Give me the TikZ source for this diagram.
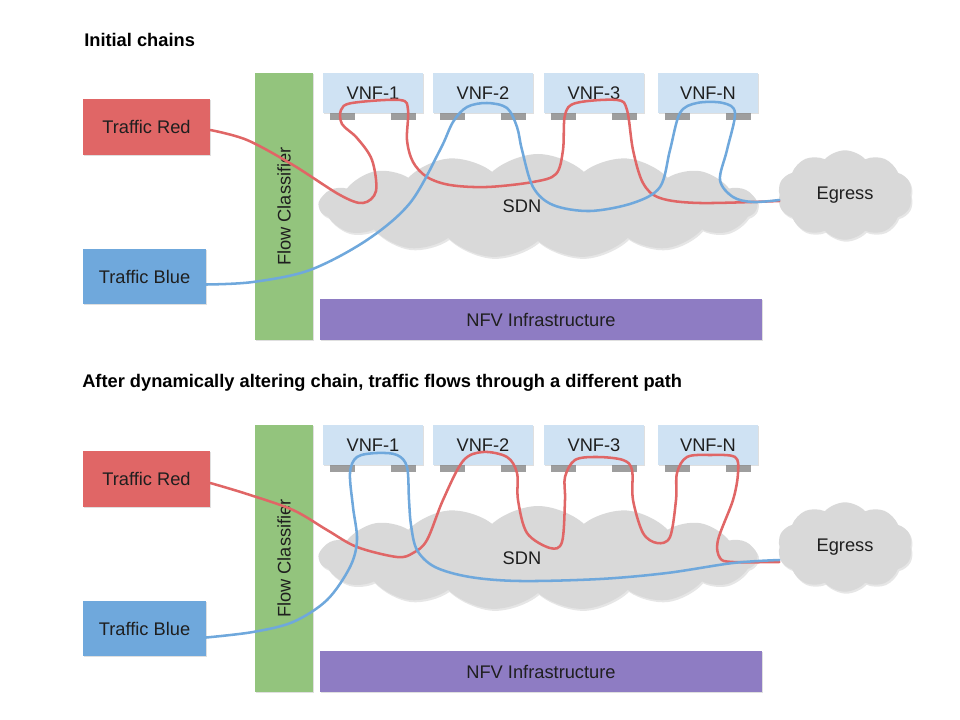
\documentclass[tikz,border=0pt]{standalone}
\usepackage{fontspec}
\setmainfont{Liberation Sans}
\usetikzlibrary{calc,positioning,shapes.symbols,shadows}
\definecolor{trred}{HTML}{E06666}
\definecolor{trblue}{HTML}{6FA8DC}
\definecolor{classgreen}{HTML}{93C47D}
\definecolor{nfvpurple}{HTML}{8E7CC3}
\definecolor{vnfblue}{HTML}{CFE2F3}
\definecolor{cloudgray}{HTML}{D9D9D9}
\definecolor{portgray}{HTML}{9E9E9E}
\definecolor{txt}{HTML}{1F1F1F}
\tikzset{
    box/.style={
    rectangle,inner sep=0pt,text=txt,font=\fontsize{13.7}{16}\selectfont,
    drop shadow={opacity=0.25,shadow xshift=1pt,shadow yshift=-1pt}
    },
    trafficred/.style={box,fill=trred,minimum width=95.25pt,minimum height=42pt},
    trafficblue/.style={box,fill=trblue,minimum width=92.25pt,minimum height=41.25pt},
    classifier/.style={box,fill=classgreen,minimum width=43.5pt,minimum height=200.25pt},
    vnf/.style={box,fill=vnfblue,minimum width=75pt,minimum height=30pt},
    port/.style={rectangle,inner sep=0pt,fill=portgray,minimum width=18.75pt,minimum height=5.5pt},
    nfv/.style={box,fill=nfvpurple,minimum width=331.5pt,minimum height=30.75pt},
    sdncloud/.style={cloud,cloud puffs=15,cloud puff arc=85,aspect=4.2,fill=cloudgray,
    inner sep=0pt,minimum width=328pt,minimum height=78pt,text=txt,font=\fontsize{13.7}{16}\selectfont,
    drop shadow={opacity=0.2,shadow xshift=1pt,shadow yshift=-1.5pt}},
    egcloud/.style={cloud,cloud puffs=10,cloud puff arc=95,aspect=1.5,fill=cloudgray,
    inner sep=0pt,minimum width=101pt,minimum height=67pt,text=txt,font=\fontsize{13.7}{16}\selectfont,
    drop shadow={opacity=0.2,shadow xshift=1pt,shadow yshift=-1.5pt}},
    heading/.style={anchor=west,inner sep=0pt,text=black,font=\bfseries\fontsize{13.7}{16}\selectfont},
    redflow/.style={draw=trred,line width=1.9pt,line cap=round},
    blueflow/.style={draw=trblue,line width=1.9pt,line cap=round}
}
\begin{document}
\begin{tikzpicture}[x=0.75pt,y=-0.75pt]
    \useasboundingbox (0,0) rectangle (960,720);

    \node[heading] (head1) at (84,40) {Initial chains};
    \node[heading] (head2) at (82,383) {After dynamically altering chain, traffic flows through a different path};

    % both panels are drawn the same, only the flows differ
    \foreach \p/\dy in {1/0,2/352} {
      \node[trafficred] (tr\p) at (146.5,{127+\dy}) {Traffic Red};
      \node[trafficblue] (tb\p) at (144.5,{276.5+\dy}) {Traffic Blue};
      \node[classifier] (fc\p) at (284,{206.5+\dy}) {};
      \node[rotate=90,text=txt,font=\fontsize{13.7}{16}\selectfont] at (fc\p.center) {Flow Classifier};

      \node[sdncloud,label={[xshift=-12pt,text=txt,font=\fontsize{13.7}{16}\selectfont]center:SDN}] (sdn\p) at (538,{206+\dy}) {};
      \node[egcloud] (eg\p) at (845,{195+\dy}) {Egress};
      \node[nfv] (nfv\p) at (541,{319.5+\dy}) {NFV Infrastructure};

      \foreach \v/\x/\t in {1/373/VNF-1,2/483/VNF-2,3/594/VNF-3,4/708/VNF-N} {
        \node[port] (pl\p\v) at (\x-30.5,{116+\dy}) {};
        \node[port] (pr\p\v) at (\x+30.5,{116+\dy}) {};
        \node[vnf] (vnf\p\v) at (\x,{93+\dy}) {\t};
      }
    }

    % initial chains
    \draw[redflow] plot[smooth,tension=0.55] coordinates {($(tr1.east)+(0,3)$) (247,140) (293,165) (340,195) (363,203)
      (376,191) (372,160) (357,138) (342,124) (341,110) (352,103) (400,100) (408,110) (407,140) (413,162) (427,177)
      (450,185) (487,187) (533,182) (556,174) (563,150) (565,115) (576,103) (617,100) (627,110) (633,150) (643,183)
      (660,198) (700,203) ($(eg1.west)+(0,6)$)};
    \draw[blueflow] plot[smooth,tension=0.55] coordinates {($(tb1.east)+(0,8)$) (253,282) (310,270) (367,240) (410,203)
      (440,150) (453,122) (467,107) (487,103) (507,108) (517,127) (522,150) (533,187) (553,205) (590,211) (633,203)
      (660,187) (670,150) (680,113) (697,103) (723,103) (735,113) (727,150) (720,180) (733,197) (753,202)
      ($(eg1.west)+(0,5)$)};

    % altered chain
    \draw[redflow] plot[smooth,tension=0.55] coordinates {($(tr2.east)+(0,4)$) (247,494) (293,510) (327,530) (357,547)
      (397,557) (413,553) (427,540) (443,500) (463,461) (483,452) (507,457) (517,473) (518,500) (527,533) (550,548)
      (562,542) (565,500) (565,477) (575,460) (597,457) (623,460) (632,470) (633,500) (643,533) (657,543) (670,537)
      (676,500) (677,473) (687,457) (710,455) (735,457) (738,473) (733,500) (718,540) (720,558) (733,562)
      ($(eg2.west)+(0,15)$)};
    \draw[blueflow] plot[smooth,tension=0.55] coordinates {($(tb2.east)+(0,9)$) (253,632) (293,622) (327,600) (350,567)
      (357,540) (353,507) (350,473) (357,457) (377,453) (397,455) (407,467) (409,500) (411,525) (417,550) (435,567)
      (470,577) (520,581) (600,579) (667,573) (733,563) ($(eg2.west)+(0,13)$)};
\end{tikzpicture}
\end{document}
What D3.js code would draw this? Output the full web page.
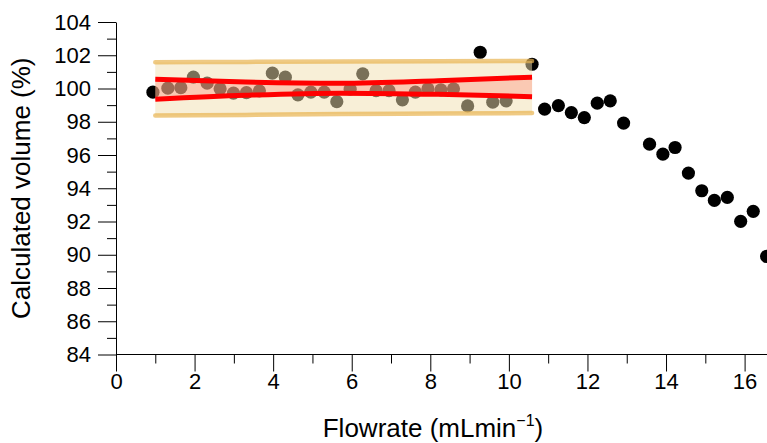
<!DOCTYPE html>
<html>
<head>
<meta charset="utf-8">
<script src="https://cdn.jsdelivr.net/npm/d3@7"></script>
<style>
    body { margin: 0; background: #fff; }
    text { font-family: "Liberation Sans", Arial, sans-serif; }
</style>
</head>
<body>
<svg width="767" height="443"></svg>
<script>
// measured points
var flow = [0.94, 1.32, 1.65, 1.97, 2.32, 2.65, 2.99, 3.32, 3.65, 3.98, 4.31, 4.63, 4.96, 5.30, 5.62,
    5.96, 6.28, 6.62, 6.95, 7.29, 7.62, 7.94, 8.27, 8.59, 8.95, 9.27, 9.59, 9.93, 10.59, 10.91,
    11.26, 11.59, 11.92, 12.25, 12.58, 12.92, 13.58, 13.92, 14.23, 14.57, 14.91, 15.23, 15.56, 15.90,
    16.22, 16.56];
var volume = [99.78, 100.02, 100.05, 100.68, 100.32, 99.98, 99.72, 99.75, 99.86, 100.92, 100.68, 99.62, 99.78, 99.78, 99.21,
    99.96, 100.88, 99.87, 99.87, 99.32, 99.78, 99.98, 99.92, 99.98, 98.95, 102.18, 99.18, 99.26, 101.46, 98.76,
    98.97, 98.55, 98.25, 99.12, 99.26, 97.92, 96.65, 96.05, 96.45, 94.91, 93.85, 93.27, 93.45, 92.01,
    92.61, 89.90];

// fit bands
var bandX = [1.0, 3.3, 5.71, 8.2, 10.59];
var predUpper = [101.58, 101.60, 101.62, 101.64, 101.66];
var predLower = [98.37, 98.41, 98.46, 98.49, 98.52];
var ciUpper = [100.56, 100.39, 100.32, 100.47, 100.68];
var ciLower = [99.36, 99.59, 99.72, 99.65, 99.51];

var xTicks = [0, 2, 4, 6, 8, 10, 12, 14, 16];
var xMinor = [1, 3, 5, 7, 9, 11, 13, 15];
var yTicks = [84, 86, 88, 90, 92, 94, 96, 98, 100, 102, 104];
var yMinor = [85, 87, 89, 91, 93, 95, 97, 99, 101, 103];

var svg = d3.select("svg"),
    W = +svg.attr("width"),
    H = +svg.attr("height");

var x = d3.scaleLinear().domain([0, 16.57]).range([116, 767]),
    y = d3.scaleLinear().domain([84, 104]).range([354.5, 22]);

var pts = flow.map(function (f, i) { return { x: f, y: volume[i] }; });

svg.append("g")
    .selectAll("circle")
    .data(pts)
    .enter().append("circle")
    .attr("cx", function (d) { return x(d.x); })
    .attr("cy", function (d) { return y(d.y); })
    .attr("r", 6.6)
    .attr("fill", "#000");

var band = bandX.map(function (b, i) {
    return { x: b, pu: predUpper[i], pl: predLower[i], cu: ciUpper[i], cl: ciLower[i] };
});

var area = function (hi, lo) {
    return d3.area()
        .curve(d3.curveMonotoneX)
        .x(function (d) { return x(d.x); })
        .y0(function (d) { return y(d[lo]); })
        .y1(function (d) { return y(d[hi]); });
};
var line = function (k) {
    return d3.line()
        .curve(d3.curveMonotoneX)
        .x(function (d) { return x(d.x); })
        .y(function (d) { return y(d[k]); });
};

svg.append("path")
    .datum(band)
    .attr("d", area("pu", "pl"))
    .attr("fill", "#f2dfb0")
    .attr("fill-opacity", 0.5);

svg.append("path")
    .datum(band)
    .attr("d", area("cu", "cl"))
    .attr("fill", "#ff6450")
    .attr("fill-opacity", 0.27);

["pu", "pl"].forEach(function (k) {
    svg.append("path")
        .datum(band)
        .attr("d", line(k))
        .attr("fill", "none")
        .attr("stroke", "#e8b450")
        .attr("stroke-opacity", 0.7)
        .attr("stroke-width", 4.5)
        .attr("stroke-linecap", "round");
});

["cu", "cl"].forEach(function (k) {
    svg.append("path")
        .datum(band)
        .attr("d", line(k))
        .attr("fill", "none")
        .attr("stroke", "#ff0000")
        .attr("stroke-width", 5);
});

// axes
var gx = svg.append("g").attr("transform", "translate(0," + y(84) + ")");
gx.call(d3.axisBottom(x).tickValues(xTicks).tickSize(17).tickSizeOuter(0).tickPadding(2));
gx.append("g").call(d3.axisBottom(x).tickValues(xMinor).tickSize(9).tickFormat(""))
    .select(".domain").remove();
gx.select(".domain").attr("d", "M" + x(0) + ",0H" + W);

var gy = svg.append("g").attr("transform", "translate(" + x(0) + ",0)");
gy.call(d3.axisLeft(y).tickValues(yTicks).tickSize(18).tickSizeOuter(0).tickPadding(7));
gy.append("g").call(d3.axisLeft(y).tickValues(yMinor).tickSize(9).tickFormat(""))
    .select(".domain").remove();

svg.selectAll(".tick text")
    .attr("font-size", 22)
    .attr("font-family", "Liberation Sans, Arial, sans-serif")
    .attr("fill", "#000");
svg.selectAll(".tick line").attr("stroke", "#000");
svg.selectAll(".domain").attr("stroke", "#000");

svg.append("text")
    .attr("transform", "translate(30," + ((y(84) + y(104)) / 2) + ") rotate(-90)")
    .attr("text-anchor", "middle")
    .attr("font-size", 26)
    .text("Calculated volume (%)");

var t = svg.append("text")
    .attr("x", 433)
    .attr("y", 437)
    .attr("text-anchor", "middle")
    .attr("font-size", 26);
t.append("tspan").text("Flowrate (mLmin");
t.append("tspan").attr("font-size", 16).attr("dy", "-0.7em").text("\u22121");
t.append("tspan").attr("dy", "0.42em").text(")");
</script>
</body>
</html>
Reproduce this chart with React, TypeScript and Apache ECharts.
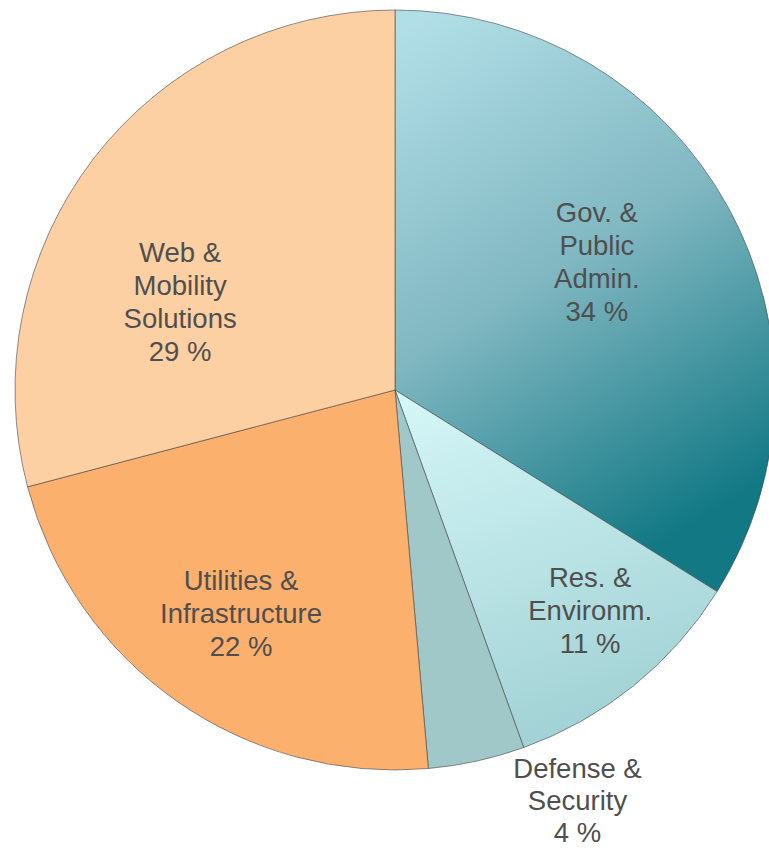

SHORT EXERCISE
Only lines with the word "this" should be collected from the material.

THE RESPONSE
Give me the TikZ source for this diagram.
What D3.js code would draw this? Output the full web page.
Reproduce this chart with React, TypeScript and Apache ECharts.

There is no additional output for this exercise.